Adrienne Wild extols the virtues of clematis, whose enormous variety make it ideal for any role in the garden, from covering pergolas and walls to making a bold statement on the patio

A Clematis looks great in the garden

Clematis blooms come in a variety of shapes, from tiny bells and lanterns to enormous glittering stars. Flowers can be singles or petal-packed doubles and range in colour from white to yellow through shades of pink, red and purple – plus there are some striking colour combos to choose from.

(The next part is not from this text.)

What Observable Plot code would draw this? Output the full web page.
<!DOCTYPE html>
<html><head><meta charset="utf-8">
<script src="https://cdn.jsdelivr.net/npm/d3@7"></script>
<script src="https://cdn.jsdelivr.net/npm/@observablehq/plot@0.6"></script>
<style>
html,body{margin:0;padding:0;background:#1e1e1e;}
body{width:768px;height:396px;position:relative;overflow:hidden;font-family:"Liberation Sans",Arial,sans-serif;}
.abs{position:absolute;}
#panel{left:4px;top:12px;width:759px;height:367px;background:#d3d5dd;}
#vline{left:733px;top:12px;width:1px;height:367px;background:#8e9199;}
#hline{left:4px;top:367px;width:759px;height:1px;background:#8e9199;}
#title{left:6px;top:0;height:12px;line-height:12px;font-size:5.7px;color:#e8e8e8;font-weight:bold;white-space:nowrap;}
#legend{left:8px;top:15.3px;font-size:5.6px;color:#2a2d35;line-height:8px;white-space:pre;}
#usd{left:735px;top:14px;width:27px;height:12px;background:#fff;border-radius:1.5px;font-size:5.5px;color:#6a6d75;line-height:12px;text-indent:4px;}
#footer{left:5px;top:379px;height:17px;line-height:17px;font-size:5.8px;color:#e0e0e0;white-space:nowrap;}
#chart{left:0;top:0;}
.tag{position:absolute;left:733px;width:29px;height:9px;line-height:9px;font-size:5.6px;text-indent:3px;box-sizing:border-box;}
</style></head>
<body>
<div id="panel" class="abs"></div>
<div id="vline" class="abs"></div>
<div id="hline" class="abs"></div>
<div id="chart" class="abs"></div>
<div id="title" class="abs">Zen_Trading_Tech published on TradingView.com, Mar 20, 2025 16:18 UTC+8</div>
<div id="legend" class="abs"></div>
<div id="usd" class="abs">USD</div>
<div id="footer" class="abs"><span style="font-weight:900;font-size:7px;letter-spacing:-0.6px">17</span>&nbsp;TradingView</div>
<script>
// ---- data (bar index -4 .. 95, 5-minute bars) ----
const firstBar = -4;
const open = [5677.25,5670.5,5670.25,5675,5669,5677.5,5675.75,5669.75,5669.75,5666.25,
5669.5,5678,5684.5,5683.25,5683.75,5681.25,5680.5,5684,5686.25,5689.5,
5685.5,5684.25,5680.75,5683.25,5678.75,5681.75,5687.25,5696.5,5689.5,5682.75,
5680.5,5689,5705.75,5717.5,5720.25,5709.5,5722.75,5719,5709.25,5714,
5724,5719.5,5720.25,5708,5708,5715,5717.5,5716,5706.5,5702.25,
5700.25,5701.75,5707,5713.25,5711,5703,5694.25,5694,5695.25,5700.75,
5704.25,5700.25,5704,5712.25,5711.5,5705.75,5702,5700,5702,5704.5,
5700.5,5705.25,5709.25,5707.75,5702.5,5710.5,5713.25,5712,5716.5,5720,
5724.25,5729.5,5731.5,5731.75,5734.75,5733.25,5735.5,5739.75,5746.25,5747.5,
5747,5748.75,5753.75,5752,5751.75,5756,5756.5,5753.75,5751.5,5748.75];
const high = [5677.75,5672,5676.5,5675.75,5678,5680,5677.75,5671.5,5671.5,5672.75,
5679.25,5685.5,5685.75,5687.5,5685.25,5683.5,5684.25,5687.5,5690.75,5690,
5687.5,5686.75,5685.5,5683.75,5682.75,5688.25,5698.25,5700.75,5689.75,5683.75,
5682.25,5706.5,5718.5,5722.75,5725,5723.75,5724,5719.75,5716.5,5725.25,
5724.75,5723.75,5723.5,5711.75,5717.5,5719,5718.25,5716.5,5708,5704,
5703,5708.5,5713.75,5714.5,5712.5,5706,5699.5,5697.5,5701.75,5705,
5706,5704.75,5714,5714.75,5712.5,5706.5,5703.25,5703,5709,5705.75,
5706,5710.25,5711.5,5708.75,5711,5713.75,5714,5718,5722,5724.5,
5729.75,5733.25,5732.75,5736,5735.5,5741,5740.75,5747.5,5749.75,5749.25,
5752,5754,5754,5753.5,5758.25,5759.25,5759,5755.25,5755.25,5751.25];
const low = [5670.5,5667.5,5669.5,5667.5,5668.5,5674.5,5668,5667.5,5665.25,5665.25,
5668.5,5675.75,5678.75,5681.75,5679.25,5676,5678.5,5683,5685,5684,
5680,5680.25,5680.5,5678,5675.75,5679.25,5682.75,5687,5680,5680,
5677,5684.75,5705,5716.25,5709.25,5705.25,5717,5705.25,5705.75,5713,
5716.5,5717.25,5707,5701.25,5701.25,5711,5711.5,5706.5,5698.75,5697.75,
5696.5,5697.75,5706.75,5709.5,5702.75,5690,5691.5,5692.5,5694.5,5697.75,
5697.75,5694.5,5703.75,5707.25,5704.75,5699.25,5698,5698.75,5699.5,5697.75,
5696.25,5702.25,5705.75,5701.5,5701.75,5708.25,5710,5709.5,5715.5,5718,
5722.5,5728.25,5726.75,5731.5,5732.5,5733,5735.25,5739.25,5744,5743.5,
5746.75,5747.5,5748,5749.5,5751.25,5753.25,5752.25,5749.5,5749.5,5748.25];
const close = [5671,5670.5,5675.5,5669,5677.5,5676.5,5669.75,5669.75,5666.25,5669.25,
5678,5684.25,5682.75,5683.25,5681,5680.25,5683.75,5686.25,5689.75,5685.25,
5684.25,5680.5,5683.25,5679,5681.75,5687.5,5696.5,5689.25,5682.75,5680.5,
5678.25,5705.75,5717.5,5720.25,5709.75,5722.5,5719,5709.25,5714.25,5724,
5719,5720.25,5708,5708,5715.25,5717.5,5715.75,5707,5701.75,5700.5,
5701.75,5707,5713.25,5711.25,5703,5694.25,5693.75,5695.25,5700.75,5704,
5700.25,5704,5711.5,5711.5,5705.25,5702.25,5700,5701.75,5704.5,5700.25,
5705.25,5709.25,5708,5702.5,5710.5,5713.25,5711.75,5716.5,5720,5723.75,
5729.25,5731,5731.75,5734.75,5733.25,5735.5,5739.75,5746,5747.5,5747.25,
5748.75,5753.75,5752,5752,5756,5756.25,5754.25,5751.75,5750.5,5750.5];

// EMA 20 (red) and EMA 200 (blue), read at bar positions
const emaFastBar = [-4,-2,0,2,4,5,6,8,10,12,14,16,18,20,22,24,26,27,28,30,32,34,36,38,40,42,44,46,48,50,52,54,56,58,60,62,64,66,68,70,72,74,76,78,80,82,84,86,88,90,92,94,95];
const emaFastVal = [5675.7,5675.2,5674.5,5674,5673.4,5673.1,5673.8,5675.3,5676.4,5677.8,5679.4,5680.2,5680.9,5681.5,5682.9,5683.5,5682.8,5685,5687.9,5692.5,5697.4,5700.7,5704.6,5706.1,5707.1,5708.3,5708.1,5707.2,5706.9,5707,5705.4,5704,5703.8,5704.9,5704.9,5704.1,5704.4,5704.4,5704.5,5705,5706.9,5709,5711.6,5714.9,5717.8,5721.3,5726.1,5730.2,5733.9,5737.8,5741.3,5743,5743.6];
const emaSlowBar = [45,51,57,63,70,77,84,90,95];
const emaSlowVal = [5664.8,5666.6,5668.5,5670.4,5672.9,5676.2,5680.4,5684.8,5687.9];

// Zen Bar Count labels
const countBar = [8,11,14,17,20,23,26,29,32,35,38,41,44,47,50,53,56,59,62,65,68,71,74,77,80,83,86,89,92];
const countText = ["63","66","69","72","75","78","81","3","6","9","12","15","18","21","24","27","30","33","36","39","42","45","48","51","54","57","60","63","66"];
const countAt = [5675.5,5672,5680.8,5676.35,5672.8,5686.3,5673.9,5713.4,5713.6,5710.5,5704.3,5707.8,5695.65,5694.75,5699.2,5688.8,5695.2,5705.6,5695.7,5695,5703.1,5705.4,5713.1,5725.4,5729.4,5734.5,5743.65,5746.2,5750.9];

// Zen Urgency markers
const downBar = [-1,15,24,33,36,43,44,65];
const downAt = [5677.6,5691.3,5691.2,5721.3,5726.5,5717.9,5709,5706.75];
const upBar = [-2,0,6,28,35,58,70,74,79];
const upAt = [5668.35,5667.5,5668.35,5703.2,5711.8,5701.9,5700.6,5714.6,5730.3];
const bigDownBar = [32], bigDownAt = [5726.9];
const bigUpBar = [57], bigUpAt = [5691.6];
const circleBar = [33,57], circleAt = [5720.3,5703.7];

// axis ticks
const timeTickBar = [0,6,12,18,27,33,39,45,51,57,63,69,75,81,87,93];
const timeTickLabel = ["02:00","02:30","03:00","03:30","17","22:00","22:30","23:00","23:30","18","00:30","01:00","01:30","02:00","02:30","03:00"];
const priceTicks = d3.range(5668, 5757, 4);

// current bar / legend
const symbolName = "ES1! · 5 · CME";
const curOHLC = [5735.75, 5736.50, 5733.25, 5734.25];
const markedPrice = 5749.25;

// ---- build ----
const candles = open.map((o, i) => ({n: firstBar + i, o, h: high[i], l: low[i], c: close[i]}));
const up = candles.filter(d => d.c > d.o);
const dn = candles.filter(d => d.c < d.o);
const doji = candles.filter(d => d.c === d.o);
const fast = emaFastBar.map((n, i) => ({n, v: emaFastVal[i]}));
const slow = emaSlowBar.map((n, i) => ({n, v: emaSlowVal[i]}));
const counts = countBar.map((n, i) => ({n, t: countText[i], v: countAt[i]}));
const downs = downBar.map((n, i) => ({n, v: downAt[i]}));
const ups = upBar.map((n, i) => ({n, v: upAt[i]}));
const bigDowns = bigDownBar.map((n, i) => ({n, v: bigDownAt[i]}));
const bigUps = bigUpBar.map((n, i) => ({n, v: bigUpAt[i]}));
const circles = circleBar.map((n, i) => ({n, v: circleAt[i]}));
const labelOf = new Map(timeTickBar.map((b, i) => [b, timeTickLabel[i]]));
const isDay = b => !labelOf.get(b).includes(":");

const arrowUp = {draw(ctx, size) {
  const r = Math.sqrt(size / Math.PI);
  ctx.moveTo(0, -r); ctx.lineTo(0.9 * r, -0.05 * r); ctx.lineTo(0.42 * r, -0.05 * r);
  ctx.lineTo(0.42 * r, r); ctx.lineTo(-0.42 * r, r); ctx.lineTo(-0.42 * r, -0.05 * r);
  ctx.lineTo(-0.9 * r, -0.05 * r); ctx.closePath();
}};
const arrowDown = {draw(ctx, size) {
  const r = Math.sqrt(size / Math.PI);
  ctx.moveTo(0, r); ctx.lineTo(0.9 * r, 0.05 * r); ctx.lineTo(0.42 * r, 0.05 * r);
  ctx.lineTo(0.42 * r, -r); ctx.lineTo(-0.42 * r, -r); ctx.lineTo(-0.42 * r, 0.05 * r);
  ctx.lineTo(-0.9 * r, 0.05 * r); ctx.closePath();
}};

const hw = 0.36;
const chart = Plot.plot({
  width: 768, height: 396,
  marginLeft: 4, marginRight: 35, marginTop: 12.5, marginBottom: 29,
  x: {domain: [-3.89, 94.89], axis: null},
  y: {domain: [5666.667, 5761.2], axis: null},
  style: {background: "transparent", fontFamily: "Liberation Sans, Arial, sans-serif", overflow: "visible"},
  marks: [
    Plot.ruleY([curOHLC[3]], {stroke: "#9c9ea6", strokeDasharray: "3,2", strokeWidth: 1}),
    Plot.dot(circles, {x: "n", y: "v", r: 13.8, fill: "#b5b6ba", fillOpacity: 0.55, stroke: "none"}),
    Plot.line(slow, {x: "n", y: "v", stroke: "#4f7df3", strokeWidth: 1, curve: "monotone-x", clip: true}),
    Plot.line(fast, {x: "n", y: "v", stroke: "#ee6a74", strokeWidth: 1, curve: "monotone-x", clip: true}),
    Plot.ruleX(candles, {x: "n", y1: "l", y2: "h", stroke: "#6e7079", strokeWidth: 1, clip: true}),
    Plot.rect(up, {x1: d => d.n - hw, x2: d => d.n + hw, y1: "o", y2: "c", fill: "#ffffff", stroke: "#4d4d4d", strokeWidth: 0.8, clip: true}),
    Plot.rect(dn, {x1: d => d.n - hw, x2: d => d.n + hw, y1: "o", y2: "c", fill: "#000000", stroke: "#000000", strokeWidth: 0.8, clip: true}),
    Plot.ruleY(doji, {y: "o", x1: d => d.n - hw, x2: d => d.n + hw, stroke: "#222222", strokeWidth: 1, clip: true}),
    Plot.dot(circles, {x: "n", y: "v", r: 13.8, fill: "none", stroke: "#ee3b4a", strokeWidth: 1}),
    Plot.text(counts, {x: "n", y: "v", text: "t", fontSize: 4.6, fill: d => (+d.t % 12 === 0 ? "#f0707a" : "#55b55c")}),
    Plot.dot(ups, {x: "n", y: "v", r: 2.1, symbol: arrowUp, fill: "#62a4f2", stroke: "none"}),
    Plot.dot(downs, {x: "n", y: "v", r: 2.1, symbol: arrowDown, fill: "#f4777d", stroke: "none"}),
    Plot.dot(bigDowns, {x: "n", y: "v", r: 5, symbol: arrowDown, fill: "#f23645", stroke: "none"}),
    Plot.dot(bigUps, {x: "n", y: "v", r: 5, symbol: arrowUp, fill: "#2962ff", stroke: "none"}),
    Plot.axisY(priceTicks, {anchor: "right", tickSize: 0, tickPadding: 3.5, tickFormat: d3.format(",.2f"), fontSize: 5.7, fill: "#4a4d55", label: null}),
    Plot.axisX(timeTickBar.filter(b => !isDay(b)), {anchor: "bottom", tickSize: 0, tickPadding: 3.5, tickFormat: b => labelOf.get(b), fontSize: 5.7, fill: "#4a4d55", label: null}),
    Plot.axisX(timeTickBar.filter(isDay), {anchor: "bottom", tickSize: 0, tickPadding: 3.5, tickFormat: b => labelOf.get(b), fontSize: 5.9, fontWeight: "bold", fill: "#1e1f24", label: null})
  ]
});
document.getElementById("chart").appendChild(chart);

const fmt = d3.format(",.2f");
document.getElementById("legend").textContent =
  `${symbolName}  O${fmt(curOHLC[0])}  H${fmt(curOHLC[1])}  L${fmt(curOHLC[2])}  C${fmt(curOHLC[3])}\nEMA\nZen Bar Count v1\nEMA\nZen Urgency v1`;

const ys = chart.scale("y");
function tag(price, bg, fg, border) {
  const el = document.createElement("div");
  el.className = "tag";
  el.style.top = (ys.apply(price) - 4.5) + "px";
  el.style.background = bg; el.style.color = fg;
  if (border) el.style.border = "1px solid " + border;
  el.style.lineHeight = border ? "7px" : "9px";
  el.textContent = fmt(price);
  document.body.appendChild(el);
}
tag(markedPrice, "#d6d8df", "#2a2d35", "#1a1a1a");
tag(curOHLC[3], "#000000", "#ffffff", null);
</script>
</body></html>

Some varieties also have an unusual fountain of short, pointed, quill-like petals above an outer layer of flat petal-like sepals, or, like ‘Crystal Fountain’, come with a splendid ruff of stamens in the centre, which makes them a fascinating group of plants that many gardeners obsessively collect.

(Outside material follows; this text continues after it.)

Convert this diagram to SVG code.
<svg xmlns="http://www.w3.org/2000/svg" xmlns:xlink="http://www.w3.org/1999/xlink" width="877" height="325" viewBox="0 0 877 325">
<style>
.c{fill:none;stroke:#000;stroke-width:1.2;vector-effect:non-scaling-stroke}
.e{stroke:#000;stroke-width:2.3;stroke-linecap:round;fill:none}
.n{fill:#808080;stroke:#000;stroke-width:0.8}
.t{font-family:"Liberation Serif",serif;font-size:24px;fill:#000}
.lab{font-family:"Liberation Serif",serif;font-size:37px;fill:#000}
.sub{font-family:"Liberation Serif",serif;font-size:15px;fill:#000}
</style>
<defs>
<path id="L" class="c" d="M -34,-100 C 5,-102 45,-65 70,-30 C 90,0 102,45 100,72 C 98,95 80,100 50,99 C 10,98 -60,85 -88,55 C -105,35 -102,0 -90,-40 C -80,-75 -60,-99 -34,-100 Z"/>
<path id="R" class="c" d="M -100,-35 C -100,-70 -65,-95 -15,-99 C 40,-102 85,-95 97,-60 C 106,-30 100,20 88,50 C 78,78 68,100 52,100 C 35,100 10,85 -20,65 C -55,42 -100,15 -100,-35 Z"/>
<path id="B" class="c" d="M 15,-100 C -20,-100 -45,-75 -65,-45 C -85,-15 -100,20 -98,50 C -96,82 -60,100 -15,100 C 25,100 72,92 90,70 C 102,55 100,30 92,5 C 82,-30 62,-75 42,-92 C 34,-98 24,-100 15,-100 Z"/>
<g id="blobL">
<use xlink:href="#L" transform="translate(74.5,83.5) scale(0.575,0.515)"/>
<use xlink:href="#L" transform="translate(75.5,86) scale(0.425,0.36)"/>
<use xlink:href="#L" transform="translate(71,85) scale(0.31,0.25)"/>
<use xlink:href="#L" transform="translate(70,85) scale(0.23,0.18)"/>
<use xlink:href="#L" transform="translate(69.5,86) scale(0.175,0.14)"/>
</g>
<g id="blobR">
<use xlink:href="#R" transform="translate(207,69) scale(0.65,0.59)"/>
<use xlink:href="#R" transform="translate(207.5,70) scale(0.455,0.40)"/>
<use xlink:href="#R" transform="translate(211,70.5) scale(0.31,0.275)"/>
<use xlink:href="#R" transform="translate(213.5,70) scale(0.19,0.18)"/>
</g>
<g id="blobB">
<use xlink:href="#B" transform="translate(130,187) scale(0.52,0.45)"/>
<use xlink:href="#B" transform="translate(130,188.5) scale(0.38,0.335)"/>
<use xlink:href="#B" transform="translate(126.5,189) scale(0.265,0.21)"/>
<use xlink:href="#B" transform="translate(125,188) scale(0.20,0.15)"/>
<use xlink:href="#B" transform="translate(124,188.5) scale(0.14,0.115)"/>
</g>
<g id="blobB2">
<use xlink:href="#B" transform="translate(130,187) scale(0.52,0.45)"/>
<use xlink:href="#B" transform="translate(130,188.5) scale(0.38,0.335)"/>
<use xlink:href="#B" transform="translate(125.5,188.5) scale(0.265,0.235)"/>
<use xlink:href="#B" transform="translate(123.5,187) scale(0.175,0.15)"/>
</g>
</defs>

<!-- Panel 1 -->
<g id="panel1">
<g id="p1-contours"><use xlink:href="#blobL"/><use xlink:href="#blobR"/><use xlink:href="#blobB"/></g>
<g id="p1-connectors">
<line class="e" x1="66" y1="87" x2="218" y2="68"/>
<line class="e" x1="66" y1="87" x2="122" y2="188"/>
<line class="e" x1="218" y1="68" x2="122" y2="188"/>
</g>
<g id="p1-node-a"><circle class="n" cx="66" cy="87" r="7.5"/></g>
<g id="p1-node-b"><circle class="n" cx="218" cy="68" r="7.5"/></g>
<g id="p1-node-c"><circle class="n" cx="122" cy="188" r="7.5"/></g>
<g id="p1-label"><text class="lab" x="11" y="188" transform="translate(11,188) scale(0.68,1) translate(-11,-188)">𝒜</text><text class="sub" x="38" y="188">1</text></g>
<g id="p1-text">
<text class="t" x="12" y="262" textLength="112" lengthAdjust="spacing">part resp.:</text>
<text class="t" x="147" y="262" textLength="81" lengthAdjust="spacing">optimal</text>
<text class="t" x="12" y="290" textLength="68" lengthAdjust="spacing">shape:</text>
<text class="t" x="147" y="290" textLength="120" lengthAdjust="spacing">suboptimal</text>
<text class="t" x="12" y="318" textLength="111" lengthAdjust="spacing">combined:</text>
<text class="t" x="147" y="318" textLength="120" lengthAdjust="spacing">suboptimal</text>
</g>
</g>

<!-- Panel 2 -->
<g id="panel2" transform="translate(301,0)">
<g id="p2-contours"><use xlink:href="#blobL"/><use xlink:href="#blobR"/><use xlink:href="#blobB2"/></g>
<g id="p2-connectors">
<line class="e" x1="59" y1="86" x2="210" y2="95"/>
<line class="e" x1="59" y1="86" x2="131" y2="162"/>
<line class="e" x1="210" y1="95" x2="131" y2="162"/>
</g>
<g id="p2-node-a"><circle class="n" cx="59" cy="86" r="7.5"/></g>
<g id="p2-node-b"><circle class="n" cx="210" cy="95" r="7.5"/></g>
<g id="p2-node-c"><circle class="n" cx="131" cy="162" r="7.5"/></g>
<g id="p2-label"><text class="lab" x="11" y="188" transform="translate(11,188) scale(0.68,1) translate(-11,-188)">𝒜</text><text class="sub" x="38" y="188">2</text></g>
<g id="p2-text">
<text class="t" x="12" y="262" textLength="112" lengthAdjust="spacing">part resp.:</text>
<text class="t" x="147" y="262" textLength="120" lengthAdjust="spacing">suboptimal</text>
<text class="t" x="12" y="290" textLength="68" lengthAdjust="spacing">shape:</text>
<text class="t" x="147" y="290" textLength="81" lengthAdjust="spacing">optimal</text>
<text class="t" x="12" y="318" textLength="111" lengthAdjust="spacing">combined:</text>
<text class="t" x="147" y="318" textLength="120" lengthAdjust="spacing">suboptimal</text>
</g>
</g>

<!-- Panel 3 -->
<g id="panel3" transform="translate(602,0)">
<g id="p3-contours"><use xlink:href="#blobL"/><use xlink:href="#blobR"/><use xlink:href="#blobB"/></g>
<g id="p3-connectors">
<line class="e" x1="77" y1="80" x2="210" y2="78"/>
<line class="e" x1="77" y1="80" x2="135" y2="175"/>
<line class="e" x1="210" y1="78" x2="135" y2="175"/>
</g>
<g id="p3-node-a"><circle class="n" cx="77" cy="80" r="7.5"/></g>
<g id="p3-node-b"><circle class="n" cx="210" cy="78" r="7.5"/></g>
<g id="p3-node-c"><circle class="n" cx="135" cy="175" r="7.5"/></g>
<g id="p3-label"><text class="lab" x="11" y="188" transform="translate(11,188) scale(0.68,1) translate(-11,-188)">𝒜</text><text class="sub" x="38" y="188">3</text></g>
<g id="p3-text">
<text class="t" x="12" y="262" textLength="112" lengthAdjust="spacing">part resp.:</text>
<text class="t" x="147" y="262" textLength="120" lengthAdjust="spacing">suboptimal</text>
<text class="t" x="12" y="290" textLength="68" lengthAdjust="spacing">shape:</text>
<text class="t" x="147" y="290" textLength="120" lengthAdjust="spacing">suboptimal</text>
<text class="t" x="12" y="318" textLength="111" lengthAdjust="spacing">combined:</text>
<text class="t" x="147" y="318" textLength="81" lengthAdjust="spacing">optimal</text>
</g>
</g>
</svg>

You don’t need much imagination to get the best out of clematis as the varieties available give unlimited freedom to combine them with other plants, clothe walls, pretty-up pots and smother bare ground to decorate the garden any month of the year.

Summer is when the majority are at their peak and most require at least five to six hours of sun per day to thrive, although delicately coloured blooms tend to bleach in harsh sunlight so are best planted in light shade. They all enjoy moist, well-drained, slightly acidic soil and need a cool root run to thrive, so it’s advisable to mulch around the roots or shield them with low-growing plants.

House walls are the obvious place to display clematis and a reliable partnership for sunny or partially-shaded walls is the purple ‘Warsaw Nike’ threaded through the hand-sized rose-pink flowers of ‘Comtesse de Bouchaud’. Both plants bloom vigorously and continuously from June through September.

On a shady aspect go for ‘Niobe’, that will reliably produce dark ruby blooms from June through September, and ‘Nelly Moser’, which in early summer shines with pale blooms up to 20cm in diameter that have distinctive gleaming lilac bars on each petal.

When planting against the house, be aware that the roof overhang may cause a ‘rain shadow’, stopping rainwater reaching the plant. So plant the root ball of any climber at least 60cm away from the base of the wall.

And with clematis, always bury the root ball slightly deeper than it was growing in the pot and with the first set of true leaves lying just under the soil surface, so if the plant is ever struck down by the dreaded clematis wilt, it should recover.

Clematis wilt causes plants to collapse without warning, so it won’t go unnoticed as plants will turn brown and die back in just a few days. Hoe or slug damage are often thought to be entry points for the fungus which causes the problem, so as a precaution put a plastic collar around the base of the plant – you can easily make one out of a split plastic pot.

As you’d expect from a climber, clematis is perfect for training on to arches. For easy maintenance, choose varieties that don’t grow much taller than 2-3m, such as ‘The President’, ‘Vyvyan Pennell’ and ‘Arctic Queen’.

Plant one on either side of the arch and allow them to crawl over each other to cover the frame. C. viticella ‘Polish Spirit’ will tolerate shade as will the ever-popular ‘Nelly Moser’.

Pergolas are great for creating floral corridors within the garden as well as shady spots to rest. They look best when clothed with a variety of climbers, including summer annuals like morning glory and the Chilean glory vine that will give a quick cover-up.

Clematis and roses will make a permanent summer feature and, again, you won’t go far wrong with Clematis ‘Comtesse de Bouchaud’, alongside the pink roses ‘James Galway’ or ‘Gertrude Jekyll’. Early summer-flowering Clematis ‘Lasurstern’ is another good choice and the purple blooms contrast well with pinkish-mauve and yellow-flowered roses.

The velvety dark purple, flowers of ‘Jackmanii Superba’, look wonderful against soft pink blush blooms.

Late-flowering clematis such as ‘Jackmanii’ are not only useful for training into roses and other shrubs and even across ground cover, but are a good choice for north-facing beds where you can train it up poles and obelisks to create a focal point. They can also be grown successfully over a wigwam in a large container, as can ‘Fragrant Oberon’, a compact climber, which has lemon and white flowers with a hint of green set against dark evergreen foliage.

Given the right growing conditions, clematis will thrive, but it’s pruning that is the key to success. It encourages flowering but you need to know that some do best when pruned right after blooming while others prefer an early spring trim.

Check the plant label for information on the approach that’s best for your clematis.